Behinderte wegen Begleithundes des Ladens verwiesen

Er erleichtert ihr den Alltag, doch beim Einkauf in einem Spielwarenladen wurde ihr Assistenzhund einer behinderten Frau zum Handicap.
von  dpa
Als Grund habe ein Mitarbeiter angegeben, wegen des Verkaufs von Babynahrung würden Hunde in dem Laden nicht geduldet – auch nicht die als Begleithund eingesetzte Labrador-Hündin. (Symbolbild)
Als Grund habe ein Mitarbeiter angegeben, wegen des Verkaufs von Babynahrung würden Hunde in dem Laden nicht geduldet – auch nicht die als Begleithund eingesetzte Labrador-Hündin. (Symbolbild) © dpa

Schwabach/Straßburg  – Mitarbeiter verwiesen sie des Ladens. Trotz Entschuldigung der Firma beschäftigt der Fall jetzt die Politik. Wegen ihres Begleithundes hat eine Spielwarenkette einer Rollstuhlfahrerin den Zutritt zu ihrer Filiale in Schwabach verweigert. Als sie dennoch das Geschäft betrat, sei sie des Ladens verwiesen worden, berichtete die 52-jährige Susanne Pichert aus Schwabach.

Als Grund habe ein Mitarbeiter angegeben, wegen des Verkaufs von Babynahrung würden Hunde in dem Laden nicht geduldet – auch nicht die als Begleithund eingesetzte Labrador-Hündin.
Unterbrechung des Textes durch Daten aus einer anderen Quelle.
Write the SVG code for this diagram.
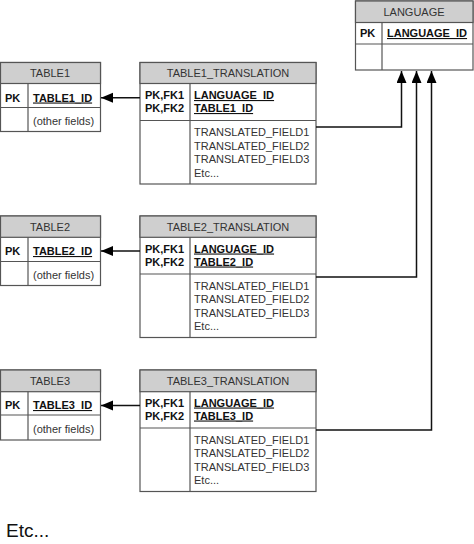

Die 52-Jährige sagte, sie sei über das Verhalten des Mitarbeiters beschämt und verärgert gewesen. Selbst eine Bescheinigung, die die Hündin als ausgebildeten Assistenzhund für Behinderte ausweise, habe der Mitarbeiter der Spielwarenkette ignoriert. Auf ihre Beschwerde-E-Mail hin habe die Firmenleitung nur ausweichend geantwortet. Der EU-Abgeordnete Martin Kastler (CSU), zu dessen Wahlkreis Schwabach gehört, bewertet das Verhalten des Firmenmitarbeiters als „unmenschlich und diskriminierend“. Dieser Umgang mit Begleithunden sei leider kein Einzelfall, „da die deutsche Gesetzgebung das nicht klar regelt“, hieß es in einer Mitteilung. Er habe deshalb im Fall Pichert Beschwerde bei der Europäischen Grundrechtsagentur in Wien eingelegt.

In einer parlamentarischen Anfrage an die Europäische Kommission fordert der CSU-Politiker zugleich eine „einheitliche Anerkennung von Begleit- und Blindenhunden als medizinisches Hilfsmittel“. Klärungsbedarf sieht auch der stellvertretende CSU-Fraktionsvorsitzende im bayerischen Landtag, Karl Freller. In einer Anfrage möchte er von der Staatsregierung wissen, „ob nicht rechtlicher Handlungsbedarf zur Vermeidung solcher Vorfälle besteht“.

Das Unternehmen distanzierte sich am Mittwoch „von jeder Form der Diskriminierung“. Eine Sprecherin der Spielwarenkette sagte nach Rücksprache mit der Filialleitung, die Kundin sei vom Personal darauf hingewiesen worden, dass wegen der Lebensmittel und Hygieneartikel im Sortiment Tieren ein Betreten der Filiale nicht erlaubt sei. Mitarbeiter hätten ihr aber angeboten, Artikel für sie zusammenzustellen. Später habe sich das Unternehmen bei der Frau schriftlich für das Verhalten der Mitarbeiter entschuldigt. Das Personal der Filiale sei inzwischen „im Umgang mit beeinträchtigten Kunden“ nachgeschult worden. Sofern die Kundin über eine entsprechende Ausnahmegenehmigung für das Mitführen eines Assistenzhundes verfüge, „werden wir uns dem selbstverständlich nicht verschließen“, betonte die Firmensprecherin. „Die Kundin (und ihr Begleithund) sind bei uns herzlich in der Filiale willkommen.“

Die behinderte Schwabacherin berichtete, sie sei wegen ihrer Multiple-Sklerose-Erkrankung von der in Österreich ausgebildeten Labrador-Hündin „Laguna“ völlig abhängig. „Sie zieht mir die Schuhe und Handschuhe aus, holte mir das Telefon und öffnet mir die Türen. „Ich bin auf "Laguna" praktisch rund um die Uhr angewiesen“, erläuterte Pichert. Die Ausbildung der Hündin habe 14 000 Euro gekostet. Das Geld hätten Bürger ihrer Heimatstadt im Rahmen einer Spendenaktion aufgebracht.